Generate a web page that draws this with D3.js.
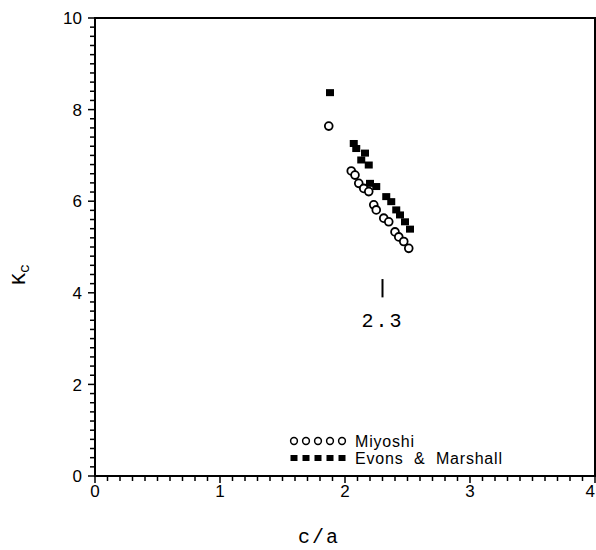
<!DOCTYPE html>
<html lang="en">
<head>
<meta charset="UTF-8">
<title>Kc vs c/a</title>
<script src="https://d3js.org/d3.v7.min.js"></script>
<style>
  body { margin: 0; background: #fff; }
  svg { display: block; }
  .tick-label { font-family: "Liberation Sans", Arial, sans-serif; font-size: 17px; fill: #000; }
  .mono { font-family: "Liberation Mono", "DejaVu Sans Mono", monospace; fill: #000; }
  .legend text { font-family: "Liberation Sans", Arial, sans-serif; font-size: 16px; letter-spacing: 0.8px; fill: #000; }
</style>
</head>
<body>
<div id="chart"></div>
<script>
// Miyoshi (open circles)
const miyoshiX = [1.87, 2.05, 2.08, 2.11, 2.15, 2.19, 2.23, 2.25, 2.31, 2.35, 2.40, 2.43, 2.47, 2.51];
const miyoshiY = [7.64, 6.66, 6.57, 6.39, 6.28, 6.21, 5.92, 5.81, 5.63, 5.55, 5.33, 5.22, 5.12, 4.97];
// Evans & Marshall (filled squares)
const evansX = [1.88, 2.07, 2.09, 2.16, 2.13, 2.19, 2.20, 2.25, 2.33, 2.37, 2.41, 2.44, 2.48, 2.52];
const evansY = [8.37, 7.26, 7.15, 7.05, 6.90, 6.79, 6.39, 6.32, 6.10, 5.99, 5.81, 5.70, 5.55, 5.39];

const xTickLabels = ["0", "1", "2", "3", "4"];
const yTickLabels = ["0", "2", "4", "6", "8", "10"];
const legendNames = ["Miyoshi", "Evons  &  Marshall"];
const markerX = 2.3;          // vertical marker on the curve
const markerY = [3.9, 4.3];

const width = 596, height = 550;
const x = d3.scaleLinear().domain([0, 4]).range([95, 595]);
const y = d3.scaleLinear().domain([0, 10]).range([476, 18]);

const svg = d3.select("#chart").append("svg")
    .attr("width", width)
    .attr("height", height);

// frame
svg.append("rect")
    .attr("x", x(0)).attr("y", y(10))
    .attr("width", x(4) - x(0)).attr("height", y(0) - y(10))
    .attr("fill", "none").attr("stroke", "#000").attr("stroke-width", 2);

// x ticks (every 0.1, pointing down)
svg.append("g").selectAll("line")
    .data(d3.range(0, 41).map(i => i / 10))
    .join("line")
    .attr("x1", d => x(d)).attr("x2", d => x(d))
    .attr("y1", y(0)).attr("y2", (d, i) => y(0) + (i % 10 === 0 ? 7 : 5))
    .attr("stroke", "#000").attr("stroke-width", 1.5);

// last label sits at the page edge, so it is right-aligned to stay whole
svg.append("g").selectAll("text")
    .data(xTickLabels)
    .join("text")
    .attr("class", "tick-label")
    .attr("x", d => x(+d))
    .attr("y", y(0) + 21)
    .attr("text-anchor", (d, i) => i === xTickLabels.length - 1 ? "end" : "middle")
    .text(d => d);

// y ticks (every 0.2, pointing left)
svg.append("g").selectAll("line")
    .data(d3.range(0, 51).map(i => i / 5))
    .join("line")
    .attr("x1", x(0)).attr("x2", (d, i) => x(0) - (i % 10 === 0 ? 7 : 5))
    .attr("y1", d => y(d)).attr("y2", d => y(d))
    .attr("stroke", "#000").attr("stroke-width", 1.5);

svg.append("g").selectAll("text")
    .data(yTickLabels)
    .join("text")
    .attr("class", "tick-label")
    .attr("x", x(0) - 13)
    .attr("y", d => y(+d))
    .attr("dy", "0.36em")
    .attr("text-anchor", "end")
    .text(d => d);

// axis titles
svg.append("text")
    .attr("class", "mono")
    .attr("x", 319).attr("y", 543)
    .attr("text-anchor", "middle")
    .attr("font-size", 20)
    .attr("letter-spacing", 2)
    .text("c/a");

const ylab = svg.append("text")
    .attr("class", "mono")
    .attr("transform", "translate(25,285) rotate(-90)")
    .attr("font-size", 20);
ylab.append("tspan").text("K");
ylab.append("tspan").attr("dy", 4).attr("font-size", 15).text("c");

// 2.3 marker
svg.append("line")
    .attr("x1", x(markerX)).attr("x2", x(markerX))
    .attr("y1", y(markerY[0])).attr("y2", y(markerY[1]))
    .attr("stroke", "#000").attr("stroke-width", 2);
svg.append("text")
    .attr("class", "mono")
    .attr("x", x(markerX)).attr("y", y(markerY[0]) + 30)
    .attr("text-anchor", "middle")
    .attr("font-size", 20)
    .attr("letter-spacing", 2)
    .text(String(markerX));

// data
svg.append("g").selectAll("rect")
    .data(d3.zip(evansX, evansY))
    .join("rect")
    .attr("x", d => x(d[0]) - 4).attr("y", d => y(d[1]) - 3.5)
    .attr("width", 8).attr("height", 7)
    .attr("fill", "#000");

svg.append("g").selectAll("circle")
    .data(d3.zip(miyoshiX, miyoshiY))
    .join("circle")
    .attr("cx", d => x(d[0])).attr("cy", d => y(d[1]))
    .attr("r", 3.9)
    .attr("fill", "#fff").attr("stroke", "#000").attr("stroke-width", 1.8);

// legend
const legend = svg.append("g").attr("class", "legend");
const slots = d3.range(5);
legend.selectAll("circle")
    .data(slots)
    .join("circle")
    .attr("cx", d => 294 + d * 12).attr("cy", 441)
    .attr("r", 3.4)
    .attr("fill", "none").attr("stroke", "#000").attr("stroke-width", 1.5);
legend.selectAll("rect")
    .data(slots)
    .join("rect")
    .attr("x", d => 290.5 + d * 12).attr("y", 455)
    .attr("width", 7).attr("height", 6)
    .attr("fill", "#000");
legend.selectAll("text")
    .data(legendNames)
    .join("text")
    .attr("x", 355)
    .attr("y", (d, i) => 447 + i * 17)
    .attr("xml:space", "preserve")
    .style("white-space", "pre")
    .text(d => d);
</script>
</body>
</html>
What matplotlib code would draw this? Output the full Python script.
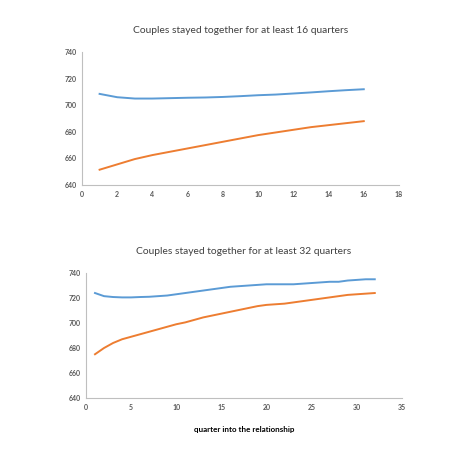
import matplotlib.pyplot as plt

plt.rcParams['font.family'] = ['Lato', 'DejaVu Sans']

# top chart: couples together >= 16 quarters
q16 = list(range(1, 17))
blue16 = [708.5, 706.0, 705.0, 705.0, 705.3, 705.6, 705.8, 706.2,
          706.8, 707.5, 708.0, 708.8, 709.6, 710.5, 711.3, 712.0]
orange16 = [651.5, 655.5, 659.5, 662.5, 665.0, 667.5, 670.0, 672.5,
            675.0, 677.5, 679.5, 681.5, 683.5, 685.0, 686.5, 688.0]

# bottom chart: couples together >= 32 quarters
q32 = list(range(1, 33))
blue32 = [724.0, 721.5, 720.8, 720.5, 720.5, 720.8, 721.0, 721.5,
          722.0, 723.0, 724.0, 725.0, 726.0, 727.0, 728.0, 729.0,
          729.5, 730.0, 730.5, 731.0, 731.0, 731.0, 731.0, 731.5,
          732.0, 732.5, 733.0, 733.0, 734.0, 734.5, 735.0, 735.0]
orange32 = [675.0, 680.0, 684.0, 687.0, 689.0, 691.0, 693.0, 695.0,
            697.0, 699.0, 700.5, 702.5, 704.5, 706.0, 707.5, 709.0,
            710.5, 712.0, 713.5, 714.5, 715.0, 715.5, 716.5, 717.5,
            718.5, 719.5, 720.5, 721.5, 722.5, 723.0, 723.5, 724.0]

BLUE = '#5B9BD5'
ORANGE = '#ED7D31'
GRID = '#BFBFBF'
TXT = '#404040'


def style_axes(ax, xmax, xstep):
    for s in ['top', 'right']:
        ax.spines[s].set_visible(False)
    for s in ['left', 'bottom']:
        ax.spines[s].set_color(GRID)
        ax.spines[s].set_linewidth(0.8)
    ax.set_xlim(0, xmax)
    ax.set_ylim(640, 740)
    ax.set_xticks(range(0, xmax + 1, xstep))
    ax.set_yticks(range(640, 741, 20))
    ax.tick_params(length=0, labelsize=5, colors='#595959', pad=4)
    for lab in ax.get_xticklabels() + ax.get_yticklabels():
        lab.set_fontweight('bold')


fig = plt.figure(figsize=(4.75, 4.68), dpi=100)

ax1 = fig.add_axes([0.1726, 0.6047, 0.6674, 0.2842])
ax1.plot(q16, blue16, color=BLUE, linewidth=1.4)
ax1.plot(q16, orange16, color=ORANGE, linewidth=1.4)
style_axes(ax1, 18, 2)
ax1.set_title('Couples stayed together for at least 16 quarters',
              fontsize=7.4, color=TXT, pad=14)

ax2 = fig.add_axes([0.181, 0.1496, 0.665, 0.267])
ax2.plot(q32, blue32, color=BLUE, linewidth=1.4)
ax2.plot(q32, orange32, color=ORANGE, linewidth=1.4)
style_axes(ax2, 35, 5)
ax2.set_title('Couples stayed together for at least 32 quarters',
              fontsize=7.4, color=TXT, pad=14)
ax2.set_xlabel('quarter into the relationship', fontsize=5.8,
               fontweight='bold', color='black', labelpad=11)

fig.savefig('out.png', dpi=100)
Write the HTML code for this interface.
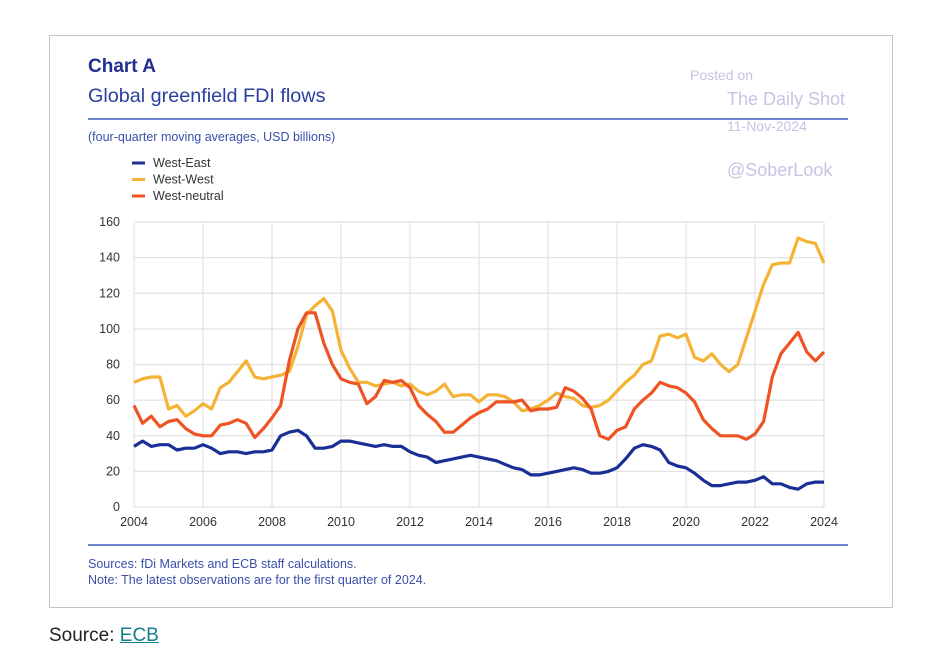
<!DOCTYPE html>
<html><head><meta charset="utf-8"><style>
body{margin:0;width:941px;height:671px;background:#fff;position:relative;font-family:"Liberation Sans",Arial,sans-serif;overflow:hidden}
.a{position:absolute;white-space:nowrap}
</style></head><body>
<div style="position:absolute;left:49px;top:35px;width:844px;height:573px;border:1px solid #c4c4c4;box-sizing:border-box"></div>
<div class="a" style="left:88px;top:56px;font-size:19px;font-weight:bold;color:#1f2f8f">Chart A</div>
<div class="a" style="left:88px;top:85px;font-size:19.8px;color:#2a3f9f">Global greenfield FDI flows</div>
<div style="position:absolute;left:88px;top:118px;width:760px;height:2px;background:#6f86cc"></div>
<div class="a" style="left:88px;top:130px;font-size:12.5px;color:#3a50a8">(four-quarter moving averages, USD billions)</div>
<div class="a" style="left:690px;top:67px;font-size:14px;color:#c4c4e4">Posted on</div>
<div class="a" style="left:727px;top:89px;font-size:18px;color:#c4c4e4">The Daily Shot</div>
<div class="a" style="left:727px;top:118px;font-size:14px;color:#c4c4e4">11-Nov-2024</div>
<div class="a" style="left:727px;top:160px;font-size:18px;color:#c4c4e4">@SoberLook</div>
<svg id="chart" width="941" height="671" style="position:absolute;left:0;top:0"></svg>
<div style="position:absolute;left:88px;top:544px;width:760px;height:2px;background:#6f86cc"></div>
<div class="a" style="left:88px;top:557px;font-size:12.5px;color:#3a50a8">Sources: fDi Markets and ECB staff calculations.</div>
<div class="a" style="left:88px;top:573px;font-size:12.5px;color:#3a50a8">Note: The latest observations are for the first quarter of 2024.</div>
<div class="a" style="left:49px;top:625px;font-size:19px;color:#222">Source: <a style="color:#11808a;text-decoration:underline">ECB</a></div>
<script>
const years=[2004,2006,2008,2010,2012,2014,2016,2018,2020,2022,2024];
const yTicks=[0,20,40,60,80,100,120,140,160];
const seriesNames=["West-East","West-West","West-neutral"];
const westEast=[34,37,34,35,35,32,33,33,35,33,30,31,31,30,31,31,32,40,42,43,40,33,33,34,37,37,36,35,34,35,34,34,31,29,28,25,26,27,28,29,28,27,26,24,22,21,18,18,19,20,21,22,21,19,19,20,22,27,33,35,34,32,25,23,22,19,15,12,12,13,14,14,15,17,13,13,11,10,13,14,14];
const westWest=[70,72,73,73,55,57,51,54,58,55,67,70,76,82,73,72,73,74,76,90,108,113,117,110,88,78,70,70,68,69,70,68,69,65,63,65,69,62,63,63,59,63,63,62,59,54,55,57,60,64,62,61,57,56,57,60,65,70,74,80,82,96,97,95,97,84,82,86,80,76,80,95,110,125,136,137,137,151,149,148,137];
const westNeutral=[57,47,51,45,48,49,44,41,40,40,46,47,49,47,39,44,50,57,82,100,109,109,92,80,72,70,69,58,62,71,70,71,67,57,52,48,42,42,46,50,53,55,59,59,59,60,54,55,55,56,67,65,61,55,40,38,43,45,55,60,64,70,68,67,64,59,49,44,40,40,40,38,41,48,73,86,92,98,87,82,87];
const colors=["#1a2f96","#f5b335","#ee5423"];
const NS="http://www.w3.org/2000/svg",svg=document.getElementById("chart");
const X0=134,X1=824,Y0=507,Y1=222;
const xs=t=>X0+(t-2004)/20*(X1-X0);
const ys=v=>Y0-v/160*(Y0-Y1);
function mk(tag,at){const e=document.createElementNS(NS,tag);for(const k in at)e.setAttribute(k,at[k]);svg.appendChild(e);return e;}
yTicks.forEach(v=>{
 const g=mk("line",{x1:X0,x2:X1,y1:ys(v),y2:ys(v),stroke:"#e2e2e2","stroke-width":1.2});
 
 
 const t=mk("text",{x:120,y:ys(v)+4,"text-anchor":"end","font-size":12.5,fill:"#333","font-family":"Liberation Sans, sans-serif"});t.textContent=v;
 
 
});
years.forEach(yr=>{
 const g=mk("line",{x1:xs(yr),x2:xs(yr),y1:Y1,y2:Y0,stroke:"#e2e2e2","stroke-width":1.2});
 
 
 const t=mk("text",{x:xs(yr),y:526,"text-anchor":"middle","font-size":12.5,fill:"#333","font-family":"Liberation Sans, sans-serif"});t.textContent=yr;
 
 
});
[westWest,westNeutral,westEast].forEach((d,i)=>{
 const ci=[1,2,0][i];
 const p=d.map((v,k)=>xs(2004+k/4).toFixed(1)+","+ys(v).toFixed(1)).join(" ");
 const l=mk("polyline",{points:p,fill:"none",stroke:colors[ci],"stroke-width":3.2,"stroke-linejoin":"round"});
 
 
});
seriesNames.forEach((n,i)=>{
 const y=163+i*16.5;
 const s=mk("line",{x1:132,x2:145,y1:y,y2:y,stroke:colors[i],"stroke-width":3});
 
 
 const t=mk("text",{x:153,y:y+4,"font-size":12.5,fill:"#333","font-family":"Liberation Sans, sans-serif"});t.textContent=n;
 
 
});
</script>
</body></html>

***

TASK STATEMENT:
Leave out the pictures, and copy only the lines from the one holding "What matplotlib code" through the one holding "plt.rcParams['font.family'] = ['Lato', 'DejaVu", exactly as written.

OUTPUT FOR THIS TASK:
What matplotlib code would draw this? Output the full Python script.
import matplotlib.pyplot as plt

plt.rcParams['font.family'] = ['Lato', 'DejaVu Sans']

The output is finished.